Peluang sinergi yang dikonsep dari program ini sangat menjanjikan untuk tujuan pengembangan pendidikan karakter. Sinergitas peserta didik dalam pengembangan pendidikan karakter pada konsep rumah belajar, secara ideal mampu menjangkau peserta didik dari level SD, SMP, SMA hingga perguruan tinggi. Konsep ini dapat dinilai cukup efisien karena operasionalnya didasarkan atas kesukarelaan mahasiswa dan masyarakat selaku organisator dan pelaksana program. Biaya awal pendirian rumah belajar dapat dianggap sebagai investasi menjanjikan yang selama ini belum dicoba digarap secara strategis dan teroraganisir oleh pihak-pihak pemangku kebijakan.
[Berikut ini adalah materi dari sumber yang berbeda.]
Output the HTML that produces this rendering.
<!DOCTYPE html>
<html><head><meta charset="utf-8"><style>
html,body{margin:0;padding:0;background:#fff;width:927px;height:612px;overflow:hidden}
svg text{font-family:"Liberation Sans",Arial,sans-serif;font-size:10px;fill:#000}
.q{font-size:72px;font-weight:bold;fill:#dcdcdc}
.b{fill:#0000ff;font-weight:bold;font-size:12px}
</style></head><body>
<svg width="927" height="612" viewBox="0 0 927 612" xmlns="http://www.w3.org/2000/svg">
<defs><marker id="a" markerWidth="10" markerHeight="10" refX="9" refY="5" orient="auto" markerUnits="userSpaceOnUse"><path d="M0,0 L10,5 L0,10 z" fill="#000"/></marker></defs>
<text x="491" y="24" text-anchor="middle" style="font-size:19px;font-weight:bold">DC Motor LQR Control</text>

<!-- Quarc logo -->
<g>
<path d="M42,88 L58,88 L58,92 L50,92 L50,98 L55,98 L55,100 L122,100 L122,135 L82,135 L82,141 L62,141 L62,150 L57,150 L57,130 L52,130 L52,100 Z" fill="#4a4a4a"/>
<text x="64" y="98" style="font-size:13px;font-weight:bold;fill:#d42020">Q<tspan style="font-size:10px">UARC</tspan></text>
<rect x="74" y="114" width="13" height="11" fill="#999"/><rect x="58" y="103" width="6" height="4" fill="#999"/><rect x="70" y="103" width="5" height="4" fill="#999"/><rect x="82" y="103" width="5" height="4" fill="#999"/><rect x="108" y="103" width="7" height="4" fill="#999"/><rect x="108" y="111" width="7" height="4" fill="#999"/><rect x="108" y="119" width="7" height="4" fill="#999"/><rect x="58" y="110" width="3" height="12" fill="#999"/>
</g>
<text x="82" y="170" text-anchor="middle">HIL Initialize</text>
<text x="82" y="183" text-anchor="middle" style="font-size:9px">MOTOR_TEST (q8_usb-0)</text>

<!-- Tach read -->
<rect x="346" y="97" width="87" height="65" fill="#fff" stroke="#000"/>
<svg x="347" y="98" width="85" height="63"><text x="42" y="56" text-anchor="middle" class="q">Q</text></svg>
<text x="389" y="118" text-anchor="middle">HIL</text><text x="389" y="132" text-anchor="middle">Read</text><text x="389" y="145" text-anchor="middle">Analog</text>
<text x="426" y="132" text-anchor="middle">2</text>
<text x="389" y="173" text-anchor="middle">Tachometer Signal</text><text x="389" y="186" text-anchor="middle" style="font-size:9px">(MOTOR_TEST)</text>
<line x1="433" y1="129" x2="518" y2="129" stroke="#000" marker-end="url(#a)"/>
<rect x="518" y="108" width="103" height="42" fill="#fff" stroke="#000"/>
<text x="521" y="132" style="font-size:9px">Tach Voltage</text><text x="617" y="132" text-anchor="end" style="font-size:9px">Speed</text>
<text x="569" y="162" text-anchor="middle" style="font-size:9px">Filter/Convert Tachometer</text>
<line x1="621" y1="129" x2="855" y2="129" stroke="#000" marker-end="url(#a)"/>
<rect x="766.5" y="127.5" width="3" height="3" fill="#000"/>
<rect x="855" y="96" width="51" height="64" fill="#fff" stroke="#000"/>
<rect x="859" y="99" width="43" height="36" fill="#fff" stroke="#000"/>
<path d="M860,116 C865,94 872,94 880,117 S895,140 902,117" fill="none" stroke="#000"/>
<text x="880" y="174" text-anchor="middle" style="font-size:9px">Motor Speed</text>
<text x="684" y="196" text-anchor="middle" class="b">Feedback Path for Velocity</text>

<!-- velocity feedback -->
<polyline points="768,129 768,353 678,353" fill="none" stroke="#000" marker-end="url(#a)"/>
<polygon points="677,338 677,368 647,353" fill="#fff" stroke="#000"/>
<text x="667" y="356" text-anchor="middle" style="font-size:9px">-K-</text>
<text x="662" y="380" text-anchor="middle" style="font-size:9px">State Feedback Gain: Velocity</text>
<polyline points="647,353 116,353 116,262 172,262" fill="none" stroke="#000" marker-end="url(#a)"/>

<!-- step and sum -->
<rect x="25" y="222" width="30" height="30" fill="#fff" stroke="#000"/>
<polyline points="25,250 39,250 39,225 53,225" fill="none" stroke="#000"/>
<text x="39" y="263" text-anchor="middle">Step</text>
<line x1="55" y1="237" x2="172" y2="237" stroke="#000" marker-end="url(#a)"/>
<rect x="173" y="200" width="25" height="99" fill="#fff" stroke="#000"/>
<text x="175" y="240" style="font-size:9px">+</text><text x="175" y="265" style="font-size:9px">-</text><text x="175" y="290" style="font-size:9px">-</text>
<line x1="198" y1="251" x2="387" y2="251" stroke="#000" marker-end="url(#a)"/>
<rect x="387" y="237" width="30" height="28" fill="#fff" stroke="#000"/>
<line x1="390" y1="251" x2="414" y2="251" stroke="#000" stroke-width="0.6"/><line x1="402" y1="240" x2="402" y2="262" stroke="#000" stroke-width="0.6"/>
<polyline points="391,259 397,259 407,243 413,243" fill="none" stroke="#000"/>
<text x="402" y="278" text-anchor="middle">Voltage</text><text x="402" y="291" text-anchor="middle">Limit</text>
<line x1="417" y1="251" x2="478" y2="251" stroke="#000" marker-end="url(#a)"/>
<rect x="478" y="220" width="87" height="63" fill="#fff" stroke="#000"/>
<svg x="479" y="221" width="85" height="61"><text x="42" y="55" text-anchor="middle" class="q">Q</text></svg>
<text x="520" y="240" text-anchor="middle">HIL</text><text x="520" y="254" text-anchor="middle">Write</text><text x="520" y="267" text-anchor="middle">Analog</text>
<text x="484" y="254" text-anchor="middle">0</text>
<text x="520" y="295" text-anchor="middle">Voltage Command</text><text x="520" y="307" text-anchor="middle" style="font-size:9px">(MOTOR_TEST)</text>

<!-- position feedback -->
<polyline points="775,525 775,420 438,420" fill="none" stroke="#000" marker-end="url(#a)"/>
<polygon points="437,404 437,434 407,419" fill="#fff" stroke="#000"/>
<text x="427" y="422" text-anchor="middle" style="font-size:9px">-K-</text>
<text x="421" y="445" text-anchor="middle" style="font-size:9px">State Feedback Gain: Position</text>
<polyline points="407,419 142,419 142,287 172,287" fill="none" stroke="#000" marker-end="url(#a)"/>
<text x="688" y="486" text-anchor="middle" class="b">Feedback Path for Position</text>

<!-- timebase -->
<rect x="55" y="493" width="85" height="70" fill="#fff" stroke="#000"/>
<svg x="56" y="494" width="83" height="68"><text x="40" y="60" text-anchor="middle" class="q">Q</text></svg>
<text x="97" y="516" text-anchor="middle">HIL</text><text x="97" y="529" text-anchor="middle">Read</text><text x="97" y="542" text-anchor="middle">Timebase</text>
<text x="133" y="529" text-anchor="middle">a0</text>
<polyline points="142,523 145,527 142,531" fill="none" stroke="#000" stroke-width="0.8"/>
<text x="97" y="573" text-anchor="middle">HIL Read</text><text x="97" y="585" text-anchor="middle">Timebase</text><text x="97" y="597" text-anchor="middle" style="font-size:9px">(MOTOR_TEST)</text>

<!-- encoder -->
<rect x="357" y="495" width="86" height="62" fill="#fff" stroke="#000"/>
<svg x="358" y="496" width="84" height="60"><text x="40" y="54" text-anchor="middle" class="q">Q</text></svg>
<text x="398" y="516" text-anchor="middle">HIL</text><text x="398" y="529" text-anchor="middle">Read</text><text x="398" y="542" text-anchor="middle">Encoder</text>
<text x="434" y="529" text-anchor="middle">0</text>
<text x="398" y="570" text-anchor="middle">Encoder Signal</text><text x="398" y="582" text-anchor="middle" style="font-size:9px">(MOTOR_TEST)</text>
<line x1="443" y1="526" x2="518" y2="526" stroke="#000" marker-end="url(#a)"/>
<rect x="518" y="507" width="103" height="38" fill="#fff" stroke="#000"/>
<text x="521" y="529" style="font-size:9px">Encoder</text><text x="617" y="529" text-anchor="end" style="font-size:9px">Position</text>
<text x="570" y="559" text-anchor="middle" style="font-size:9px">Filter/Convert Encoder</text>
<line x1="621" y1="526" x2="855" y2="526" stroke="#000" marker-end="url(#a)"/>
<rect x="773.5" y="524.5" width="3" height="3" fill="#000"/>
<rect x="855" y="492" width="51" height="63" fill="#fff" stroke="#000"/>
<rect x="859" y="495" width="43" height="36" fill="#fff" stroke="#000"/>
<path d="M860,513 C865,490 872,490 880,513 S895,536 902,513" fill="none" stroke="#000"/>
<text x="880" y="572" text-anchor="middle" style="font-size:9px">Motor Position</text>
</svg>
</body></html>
Mahasiswa merupakan salah satu inisiator dan akselarator perubahan di masyarakat. Dari poin tridarma perguruan tinggi, dua diantaranya ialah pendidikan dan pengabdian masyarakat. Untuk mencapai hal tersebut, diperlukan adanya suatu gerakan yang memberdayakan mahasiswa untuk mau berkontribusi untuk pendidikan Indonesia. Dalam kegiatan pembelajaran seperti inilah mahasiswa dapat berkontribusi dalam mengembangkan pendidikan karakter, baik bagi dirinya, maupun bagi masyarakat. Oleh mahasiswa, pendidikan karakter ditanamkan secara tidak langsung secara kontinu, dan diharapkan menjadi kontinuitas yang menghasilkan perubahan positif.